As we anticipate the arrival of the Prince of Peace, I sometimes can’t help wondering if we’ll even recognize that peace when we see it. Put another way, I wonder if the kind of peace we desire almost cavalierly at times is really the sort of peace that God desires for us—a state of completeness and harmony in heart, mind, and soul, and a way of living with others that Old Testament writers so often referred to as shalom.
A necessary prerequisite for any battle is the existence of at least two persons, each of whom is so convinced that his or her cause is “right” and that of his or her opponent is “wrong” that they are willing to fight—and perhaps even to die—in defense of it. Sometimes—though I suspect not as often as we may like to think—that willingness to resort to violence on behalf of our cause may be justified. As Adolf Hitler pressed forward with his “Final Solution”, for example, the United States and its allies were compelled to respond, emphatically, that the evil inherent in his plans could not be tolerated. The Civil War, precipitated by the south’s embrace of human slavery as part of an acceptable economic model, was the Union’s justified response to an indefensible evil.
But not all battles—not all instances of disharmony or conflict—need involve physical violence. And, as I see it, the emergence of an ideological, political, or theological disagreement does not always leave us only with the strictly binary possibility that one party is “right” and the other “wrong”. I think we often dismiss the opportunity for compromise—for finding harmony, shalom, even in our disagreements, as a sign of weakness.

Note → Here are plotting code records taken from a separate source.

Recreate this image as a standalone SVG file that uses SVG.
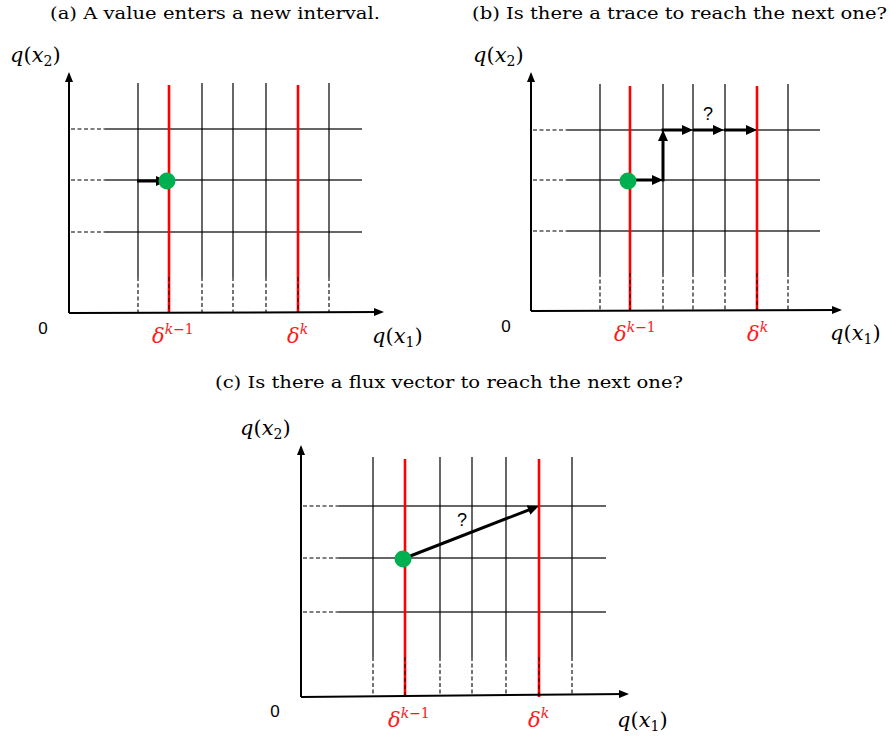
<svg xmlns="http://www.w3.org/2000/svg" width="890" height="738" viewBox="0 0 890 738">
<style>
.title{font-family:'DejaVu Serif','Liberation Serif',serif;font-size:16px;fill:#000}
.math{font-family:'DejaVu Serif','Liberation Serif',serif;font-size:21px;fill:#000}
.it{font-style:italic}
.sub{font-size:14px}
.red{fill:#ff1a1a}
.sans{font-family:'Liberation Sans',Arial,sans-serif;font-size:17px;fill:#000}
.q{font-family:'Liberation Sans',Arial,sans-serif;font-size:18px;fill:#000}
.axis{stroke:#000;stroke-width:2;fill:none}
.hl{stroke:#333;stroke-width:1.3;fill:none}
.vl{stroke:#000;stroke-width:1.2;fill:none}
.dash{stroke:#000;stroke-width:1.1;stroke-dasharray:4 2.5;fill:none}
.rl{stroke:#ff0000;stroke-width:2.6;fill:none}
.rdash{stroke:#000;stroke-width:0.8;stroke-dasharray:4 3;fill:none}
.arr{stroke:#000;stroke-width:3;fill:none}
.dot{fill:#00b050}
</style>
<defs>
<marker id="ax" markerUnits="userSpaceOnUse" markerWidth="10" markerHeight="8" refX="8" refY="4" orient="auto">
<path d="M0,0 L10,4 L0,8 z" fill="#000"/>
</marker>
<marker id="ah" markerUnits="userSpaceOnUse" markerWidth="11" markerHeight="10" refX="7" refY="5" orient="auto">
<path d="M0,0 L11,5 L0,10 z" fill="#000"/>
</marker>
</defs>

<!-- Panel (a) -->
<g id="panel-a">
<text class="title" x="50" y="19" textLength="330" lengthAdjust="spacingAndGlyphs">(a) A value enters a new interval.</text>
<g id="a-grid">
<line class="hl" x1="105" y1="129" x2="362" y2="129"/>
<line class="hl" x1="105" y1="180" x2="362" y2="180"/>
<line class="hl" x1="105" y1="232" x2="362" y2="232"/>
<line class="dash" x1="71" y1="129" x2="105" y2="129"/>
<line class="dash" x1="71" y1="180" x2="105" y2="180"/>
<line class="dash" x1="71" y1="232" x2="105" y2="232"/>
<line class="vl" x1="138" y1="83" x2="138" y2="277"/>
<line class="vl" x1="202" y1="83" x2="202" y2="277"/>
<line class="vl" x1="233" y1="83" x2="233" y2="277"/>
<line class="vl" x1="266" y1="83" x2="266" y2="277"/>
<line class="vl" x1="329" y1="83" x2="329" y2="277"/>
<line class="dash" x1="138" y1="277" x2="138" y2="312"/>
<line class="dash" x1="202" y1="277" x2="202" y2="312"/>
<line class="dash" x1="233" y1="277" x2="233" y2="312"/>
<line class="dash" x1="266" y1="277" x2="266" y2="312"/>
<line class="dash" x1="329" y1="277" x2="329" y2="312"/>
<line class="rl" x1="169" y1="85" x2="169" y2="313"/>
<line class="rl" x1="298" y1="85" x2="298" y2="313"/>
<line class="rdash" x1="169" y1="277" x2="169" y2="312"/>
<line class="rdash" x1="298" y1="277" x2="298" y2="312"/>
</g>
<g id="a-axes">
<line class="axis" x1="69" y1="313" x2="382" y2="312" marker-end="url(#ax)"/>
<line class="axis" x1="69" y1="313" x2="69" y2="74" marker-end="url(#ax)"/>
</g>
<g id="a-connectors">
<line class="arr" x1="137" y1="181" x2="163" y2="181" marker-end="url(#ah)"/>
</g>
<g id="a-dot"><circle class="dot" cx="167" cy="181" r="8.5"/></g>
<text class="math" x="10" y="62"><tspan class="it">q</tspan>(<tspan class="it">x</tspan><tspan class="sub" dy="4">2</tspan><tspan dy="-4">)</tspan></text>
<text class="sans" x="43" y="334" text-anchor="middle">0</text>
<text class="math red" x="152" y="343"><tspan class="it">δ</tspan><tspan class="sub it" dy="-9">k</tspan><tspan class="sub">−1</tspan></text>
<text class="math red" x="287" y="343"><tspan class="it">δ</tspan><tspan class="sub it" dy="-9">k</tspan></text>
<text class="math" x="372" y="343"><tspan class="it">q</tspan>(<tspan class="it">x</tspan><tspan class="sub" dy="4">1</tspan><tspan dy="-4">)</tspan></text>
</g>

<!-- Panel (b) -->
<g id="panel-b">
<text class="title" x="472" y="19" textLength="415" lengthAdjust="spacingAndGlyphs">(b) Is there a trace to reach the next one?</text>
<g id="b-grid">
<line class="hl" x1="567" y1="130" x2="820" y2="130"/>
<line class="hl" x1="567" y1="180" x2="820" y2="180"/>
<line class="hl" x1="567" y1="231" x2="820" y2="231"/>
<line class="dash" x1="533" y1="130" x2="567" y2="130"/>
<line class="dash" x1="533" y1="180" x2="567" y2="180"/>
<line class="dash" x1="533" y1="231" x2="567" y2="231"/>
<line class="vl" x1="600" y1="84" x2="600" y2="273"/>
<line class="vl" x1="663" y1="84" x2="663" y2="273"/>
<line class="vl" x1="693" y1="84" x2="693" y2="273"/>
<line class="vl" x1="725" y1="84" x2="725" y2="273"/>
<line class="vl" x1="788" y1="84" x2="788" y2="273"/>
<line class="dash" x1="600" y1="273" x2="600" y2="310"/>
<line class="dash" x1="663" y1="273" x2="663" y2="310"/>
<line class="dash" x1="693" y1="273" x2="693" y2="310"/>
<line class="dash" x1="725" y1="273" x2="725" y2="310"/>
<line class="dash" x1="788" y1="273" x2="788" y2="310"/>
<line class="rl" x1="630" y1="86" x2="630" y2="311"/>
<line class="rl" x1="757" y1="86" x2="757" y2="311"/>
<line class="rdash" x1="630" y1="273" x2="630" y2="310"/>
<line class="rdash" x1="757" y1="273" x2="757" y2="310"/>
</g>
<g id="b-axes">
<line class="axis" x1="531" y1="311" x2="840" y2="310" marker-end="url(#ax)"/>
<line class="axis" x1="531" y1="311" x2="531" y2="74" marker-end="url(#ax)"/>
</g>
<g id="b-connectors">
<line class="arr" x1="634" y1="180" x2="659" y2="180" marker-end="url(#ah)"/>
<line class="arr" x1="663" y1="181.5" x2="663" y2="134" marker-end="url(#ah)"/>
<line class="arr" x1="661.5" y1="130" x2="689" y2="130" marker-end="url(#ah)"/>
<line class="arr" x1="693" y1="130" x2="720" y2="130" marker-end="url(#ah)"/>
<line class="arr" x1="724" y1="130" x2="753" y2="130" marker-end="url(#ah)"/>
</g>
<g id="b-dot"><circle class="dot" cx="628" cy="181" r="8.5"/></g>
<text class="q" x="708" y="120" text-anchor="middle">?</text>
<text class="math" x="473" y="62"><tspan class="it">q</tspan>(<tspan class="it">x</tspan><tspan class="sub" dy="4">2</tspan><tspan dy="-4">)</tspan></text>
<text class="sans" x="506" y="332" text-anchor="middle">0</text>
<text class="math red" x="614" y="341"><tspan class="it">δ</tspan><tspan class="sub it" dy="-9">k</tspan><tspan class="sub">−1</tspan></text>
<text class="math red" x="747" y="341"><tspan class="it">δ</tspan><tspan class="sub it" dy="-9">k</tspan></text>
<text class="math" x="830" y="340"><tspan class="it">q</tspan>(<tspan class="it">x</tspan><tspan class="sub" dy="4">1</tspan><tspan dy="-4">)</tspan></text>
</g>

<!-- Panel (c) -->
<g id="panel-c">
<text class="title" x="215" y="388" textLength="468" lengthAdjust="spacingAndGlyphs">(c) Is there a flux vector to reach the next one?</text>
<g id="c-grid">
<line class="hl" x1="339" y1="506" x2="606" y2="506"/>
<line class="hl" x1="339" y1="558" x2="606" y2="558"/>
<line class="hl" x1="339" y1="612" x2="606" y2="612"/>
<line class="dash" x1="303" y1="506" x2="339" y2="506"/>
<line class="dash" x1="303" y1="558" x2="339" y2="558"/>
<line class="dash" x1="303" y1="612" x2="339" y2="612"/>
<line class="vl" x1="373" y1="457" x2="373" y2="657"/>
<line class="vl" x1="440" y1="457" x2="440" y2="657"/>
<line class="vl" x1="472" y1="457" x2="472" y2="657"/>
<line class="vl" x1="506" y1="457" x2="506" y2="657"/>
<line class="vl" x1="572" y1="457" x2="572" y2="657"/>
<line class="dash" x1="373" y1="657" x2="373" y2="696"/>
<line class="dash" x1="440" y1="657" x2="440" y2="696"/>
<line class="dash" x1="472" y1="657" x2="472" y2="696"/>
<line class="dash" x1="506" y1="657" x2="506" y2="696"/>
<line class="dash" x1="572" y1="657" x2="572" y2="696"/>
<line class="rl" x1="405" y1="459" x2="405" y2="697"/>
<line class="rl" x1="539" y1="459" x2="539" y2="697"/>
<line class="rdash" x1="405" y1="657" x2="405" y2="696"/>
<line class="rdash" x1="539" y1="657" x2="539" y2="696"/>
</g>
<g id="c-axes">
<line class="axis" x1="301" y1="697" x2="627" y2="694" marker-end="url(#ax)"/>
<line class="axis" x1="301" y1="697" x2="301" y2="447" marker-end="url(#ax)"/>
</g>
<g id="c-connectors">
<line class="arr" x1="409" y1="556.5" x2="535" y2="507.5" marker-end="url(#ah)"/>
</g>
<g id="c-dot"><circle class="dot" cx="403" cy="559" r="8.5"/></g>
<text class="q" x="462" y="526" text-anchor="middle">?</text>
<text class="math" x="240" y="435"><tspan class="it">q</tspan>(<tspan class="it">x</tspan><tspan class="sub" dy="4">2</tspan><tspan dy="-4">)</tspan></text>
<text class="sans" x="275" y="717" text-anchor="middle">0</text>
<text class="math red" x="388" y="727"><tspan class="it">δ</tspan><tspan class="sub it" dy="-9">k</tspan><tspan class="sub">−1</tspan></text>
<text class="math red" x="528" y="727"><tspan class="it">δ</tspan><tspan class="sub it" dy="-9">k</tspan></text>
<text class="math" x="617" y="727"><tspan class="it">q</tspan>(<tspan class="it">x</tspan><tspan class="sub" dy="4">1</tspan><tspan dy="-4">)</tspan></text>
</g>
</svg>
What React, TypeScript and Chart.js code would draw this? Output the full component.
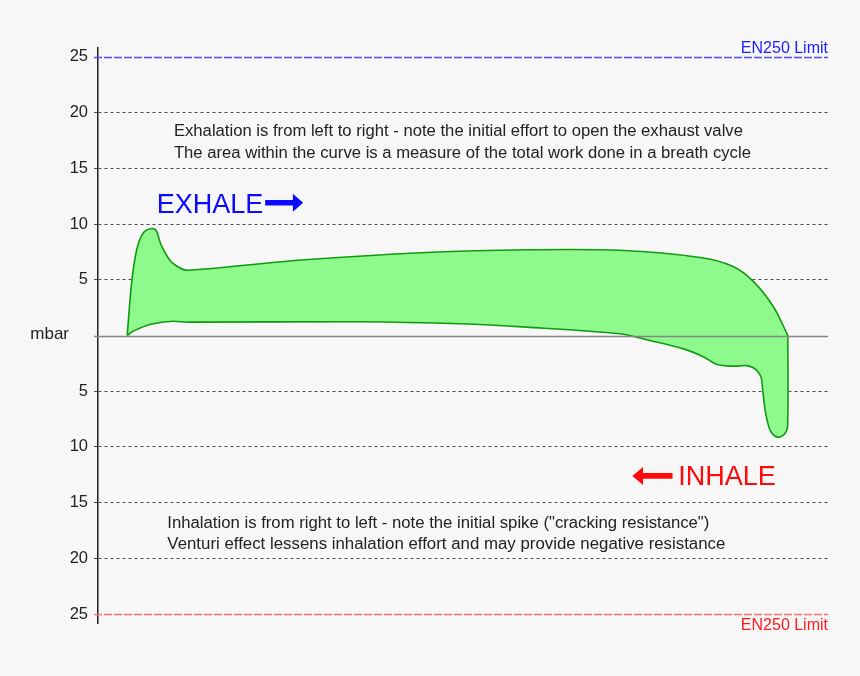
import React, { useEffect, useRef } from "react";
import { Chart, registerables } from "chart.js";

Chart.register(...registerables);

// exhale branch, left to right (x = breath volume %, y = mbar)
const exhaleVolume = [4.0, 4.6, 5.3, 6.2, 7.35, 8.0, 8.6, 9.9, 11.0, 12.2, 27.4, 45.0, 58.7, 71.5, 82.5, 87.0, 89.7, 92.5, 94.5];
const exhalePressure = [0, 4.7, 7.7, 9.2, 9.6, 9.4, 8.2, 6.7, 6.15, 5.85, 6.75, 7.45, 7.7, 7.65, 7.0, 6.2, 4.9, 2.6, 0];

// inhale branch, right to left
const inhaleVolume = [94.5, 94.47, 94.11, 93.42, 92.74, 92.15, 91.74, 91.37, 91.05, 90.86, 90.45, 89.77, 88.86, 87.0, 84.8, 82.9, 80.2, 75.6, 71.5, 58.7, 49.6, 35.9, 12.2, 10.3, 7.1, 4.84, 4.0];
const inhalePressure = [0, -8.14, -8.8, -9.1, -9.04, -8.6, -7.84, -6.64, -4.85, -3.8, -3.29, -2.9, -2.7, -2.75, -2.6, -1.9, -1.2, -0.45, 0.15, 0.75, 1.05, 1.23, 1.2, 1.28, 0.99, 0.39, 0];

const yTicks = [-25, -20, -15, -10, -5, 0, 5, 10, 15, 20, 25];
const limit = 25;
const limitLabel = "EN250 Limit";
const exhaleNotes = [
  "Exhalation is from left to right - note the initial effort to open the exhaust valve",
  "The area within the curve is a measure of the total work done in a breath cycle",
];
const inhaleNotes = [
  "Inhalation is from right to left - note the initial spike (\"cracking resistance\")",
  "Venturi effect lessens inhalation effort and may provide negative resistance",
];

const FONT = "'Liberation Sans', Arial, sans-serif";

const loop = [
  ...exhaleVolume.map((x, i) => ({ x, y: exhalePressure[i] })),
  ...inhaleVolume.map((x, i) => ({ x, y: inhalePressure[i] })),
];

const isSpecial = (v: number | undefined) => v === 0 || v === limit || v === -limit;

const overlay = {
  id: "overlay",
  afterDraw(chart: any) {
    const { ctx, chartArea, scales } = chart;
    const x = scales.x;
    const y = scales.y;
    const left = chartArea.left - 4;
    const right = chartArea.right;

    const hline = (v: number, color: string, width: number, dash: number[]) => {
      const py = Math.round(y.getPixelForValue(v)) + 0.5;
      ctx.save();
      ctx.strokeStyle = color;
      ctx.lineWidth = width;
      ctx.setLineDash(dash);
      ctx.beginPath();
      ctx.moveTo(left, py);
      ctx.lineTo(right, py);
      ctx.stroke();
      ctx.restore();
    };
    hline(0, "#858585", 1.5, []);
    hline(limit, "#4c4cff", 1.4, [8, 2]);
    hline(-limit, "#ff6e6e", 1.4, [8, 2]);

    const text = (s: string, px: number, py: number, font: string, color: string, align = "left", base = "alphabetic") => {
      ctx.save();
      ctx.font = font;
      ctx.fillStyle = color;
      ctx.textAlign = align;
      ctx.textBaseline = base;
      ctx.fillText(s, px, py);
      ctx.restore();
    };
    const fitText = (s: string, vx: number, vy: number, width: number) => {
      ctx.save();
      ctx.font = `16px ${FONT}`;
      ctx.fillStyle = "#222";
      ctx.textBaseline = "alphabetic";
      const w = ctx.measureText(s).width;
      ctx.translate(x.getPixelForValue(vx), y.getPixelForValue(vy));
      ctx.scale(width / w, 1);
      ctx.fillText(s, 0, 0);
      ctx.restore();
    };

    text(limitLabel, right, y.getPixelForValue(limit) - 4, `16px ${FONT}`, "#1c1cff", "right");
    text(limitLabel, right, y.getPixelForValue(-limit) + 16, `16px ${FONT}`, "#ff1c1c", "right");
    text("mbar", 69, y.getPixelForValue(0) - 1, `17px ${FONT}`, "#222", "right", "middle");

    fitText(exhaleNotes[0], 10.4, 17.89, 569);
    fitText(exhaleNotes[1], 10.4, 15.95, 577);
    fitText(inhaleNotes[0], 9.5, -17.26, 542);
    fitText(inhaleNotes[1], 9.5, -19.15, 558);

    text("EXHALE", x.getPixelForValue(8.05), y.getPixelForValue(11.01), `27px ${FONT}`, "#0a0aff");
    text("INHALE", x.getPixelForValue(79.5), y.getPixelForValue(-13.46), `27px ${FONT}`, "#ff0a0a");

    const arrow = (tail: number, base: number, tip: number, vy: number, color: string) => {
      const py = y.getPixelForValue(vy);
      const t = x.getPixelForValue(tail);
      const b = x.getPixelForValue(base);
      const p = x.getPixelForValue(tip);
      ctx.save();
      ctx.fillStyle = color;
      ctx.beginPath();
      ctx.moveTo(t, py - 2.8);
      ctx.lineTo(b, py - 2.8);
      ctx.lineTo(b, py - 9);
      ctx.lineTo(p, py);
      ctx.lineTo(b, py + 9);
      ctx.lineTo(b, py + 2.8);
      ctx.lineTo(t, py + 2.8);
      ctx.closePath();
      ctx.fill();
      ctx.restore();
    };
    arrow(22.9, 26.7, 28.1, 11.91, "#0a0aff");
    arrow(78.7, 74.66, 73.2, -12.6, "#ff0a0a");
  },
};

const App = () => {
  const canvasRef = useRef<HTMLCanvasElement>(null);

  useEffect(() => {
    document.body.style.margin = "0";
    document.body.style.background = "#f7f7f7";
    if (!canvasRef.current) return;

    const chart = new Chart(canvasRef.current, {
      type: "line",
      data: {
        datasets: [
          {
            data: loop,
            borderColor: "#129912",
            borderWidth: 1.6,
            backgroundColor: "#8ef98c",
            fill: "shape",
            tension: 0.3,
            pointRadius: 0,
          },
        ],
      },
      options: {
        animation: false,
        responsive: false,
        layout: { padding: { top: 48, right: 32, bottom: 53, left: 0 } },
        plugins: {
          legend: { display: false },
          tooltip: { enabled: false },
        },
        scales: {
          x: { type: "linear", min: 0, max: 100, display: false },
          y: {
            type: "linear",
            min: -25.8,
            max: 25.8,
            z: 1,
            afterBuildTicks: (s: any) => {
              s.ticks = yTicks.map((value) => ({ value }));
            },
            afterFit: (s: any) => {
              s.width = 98;
            },
            ticks: {
              padding: 6,
              color: "#222",
              font: { family: FONT, size: 16.5 },
              callback: (v: any) => (v === 0 ? "" : String(Math.abs(v))),
            },
            grid: {
              color: (c: any) => (isSpecial(c.tick?.value) ? "rgba(0,0,0,0)" : "#4a4a4a"),
              tickColor: (c: any) => (isSpecial(c.tick?.value) ? "rgba(0,0,0,0)" : "#4a4a4a"),
              tickLength: 4,
              lineWidth: 1,
            },
            border: { color: "#222", width: 1.5, dash: [3, 3] },
          },
        },
      },
      plugins: [overlay],
    });

    return () => chart.destroy();
  }, []);

  return (
    <div style={{ width: 860, height: 676, background: "#f7f7f7" }}>
      <canvas ref={canvasRef} width={860} height={676} style={{ display: "block" }} />
    </div>
  );
};

export default App;
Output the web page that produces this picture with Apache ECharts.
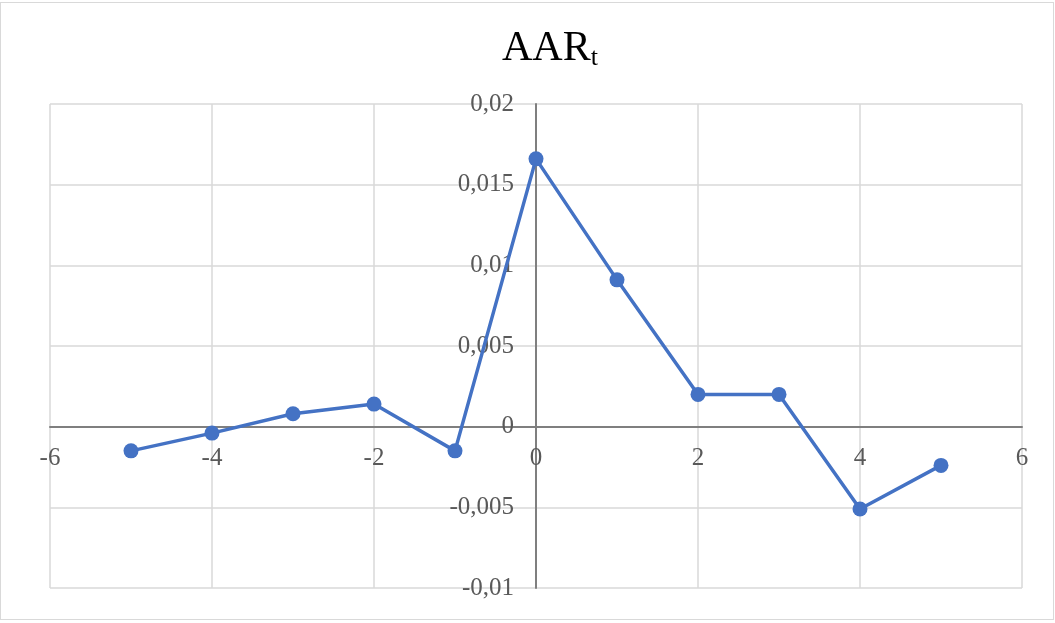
<!DOCTYPE html>
<html>
<head>
<meta charset="utf-8">
<script src="https://cdn.jsdelivr.net/npm/echarts@6/dist/echarts.min.js"></script>
<style>
    html, body { margin: 0; padding: 0; background: #fff; }
    #frame { position: absolute; left: 0; top: 2px; width: 1052px; height: 616px; border: 1px solid #d9d9d9; }
    #main { position: absolute; left: 0; top: 0; width: 1055px; height: 623px; }
</style>
</head>
<body>
<div id="frame"></div>
<div id="main"></div>
<script>
// 数据
var days = [-5, -4, -3, -2, -1, 0, 1, 2, 3, 4, 5];
var aar = [-0.0015, -0.0004, 0.0008, 0.0014, -0.0015, 0.0166, 0.0091, 0.0020, 0.0020, -0.0051, -0.0024];

var xMin = -6, xMax = 6;
var yMin = -0.01, yMax = 0.02;

var points = [];
for (var i = 0; i < days.length; i++) {
    points.push([days[i], aar[i]]);
}

// 小数点用逗号
function commaNum(v) {
    return String(v).replace('.', ',');
}

var labelColor = '#595959';
var fontNm = '"Liberation Serif", "Times New Roman", serif';

// 绘图区
var gridL = 50, gridR = 33, gridT = 104, gridB = 35;
var plotW = 1055 - gridL - gridR;
var plotH = 623 - gridT - gridB;
// 坐标轴移到0的位置 (标签一起移动)
var yAxisOffset = -plotW * (0 - xMin) / (xMax - xMin);
var xAxisOffset = -plotH * (0 - yMin) / (yMax - yMin);

var option = {
    animation: false,
    title: {
        text: '{a|AAR}{b|t}',
        left: 497,
        top: 22,
        textStyle: {
            fontWeight: 'normal',
            rich: {
                a: { fontFamily: fontNm, fontSize: 42, fontWeight: 'normal', color: '#000' },
                b: { fontFamily: fontNm, fontSize: 26, fontWeight: 'normal', color: '#000', padding: [18, 0, 0, 0] }
            }
        }
    },
    grid: { left: gridL, right: gridR, top: gridT, bottom: gridB, containLabel: false, outerBoundsMode: 'none' },
    xAxis: {
        type: 'value',
        min: xMin,
        max: xMax,
        interval: 2,
        offset: xAxisOffset,
        axisLine: { onZero: false, lineStyle: { color: '#7f7f7f', width: 2 } },
        axisTick: { show: false },
        axisLabel: {
            color: labelColor, fontFamily: fontNm, fontSize: 25, margin: 19,
            showMinLabel: true, showMaxLabel: true
        },
        splitLine: { show: true, lineStyle: { color: '#d9d9d9', width: 1.5 } }
    },
    yAxis: {
        type: 'value',
        min: yMin,
        max: yMax,
        interval: 0.005,
        offset: yAxisOffset,
        axisLine: { onZero: false, lineStyle: { color: '#7f7f7f', width: 2 } },
        axisTick: { show: false },
        axisLabel: {
            color: labelColor, fontFamily: fontNm, fontSize: 25, margin: 22,
            formatter: function (v) { return commaNum(v); }
        },
        splitLine: { show: true, lineStyle: { color: '#d9d9d9', width: 1.5 } }
    },
    series: [{
        type: 'line',
        data: points,
        symbol: 'circle',
        symbolSize: 15,
        lineStyle: { color: '#4472c4', width: 3.5 },
        itemStyle: { color: '#4472c4' }
    }]
};

var chart = echarts.init(document.getElementById('main'));
chart.setOption(option);
</script>
</body>
</html>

The Cumberland Presbyterian Church has had its share of theological disagreements, and there is no shame in that. Disagreement, as I see it, is a powerful motivator to stronger, more informed faith. We have emerged from almost every one of those disagreements as an intact body and, for the most part, in a state of shalom. We have emerged, as it were, as partners in a covenant of peace.
Whether it was disagreement over the issue of slavery in the 19th century south, or the ordination of women and their call to preach, or the adoption of Sunday school curriculum that challenged our thinking about life in covenant with God through fresh and insightful readings of scripture, we have endured. The majority of us have valued shalom over legalism and/or our own parochial interpretations of scripture. We have valued unity in Christ’s unconditional love over division based on disagreement concerning the meaning of ancient biblical texts. Sustaining our covenant of peace has been a goal, whether we were conscious of it or not. And it has served us well.
Sometime during the coming year, it is likely that we will have occasions to disagree on other issues of concern to the church. Whether we will unite with the Cumberland Presbyterian Church in America and whether we will include members of the LGBT community in the full faith and fellowship of the church and its ministry are two that come to mind. If we approach such debates in ways that allow only for an “I was right and you were wrong” outcome, then surely nobody will have been right—and all of us will have been wrong. As a result, a covenant of peace—shalom—will be elusive, at best.
The prophet Isaiah describes the object of our hope as a place where “the wolf shall live with the sheep, and the leopard lie down with the kid; the calf and the young lion shall grow up together, and a little child shall lead them. (11:6)” …a little child, the Prince of Shalom. It’s a beautiful scene, that, and one we will do well to remember as we await the Peace that is promised to us this season. Rather than fighting each other and insisting on our own way (1 Corinthians 13:5) within the church, let us focus our efforts in the coming year on fighting the injustice, abuse, hatred, and bigotry in the world around us. Shalom.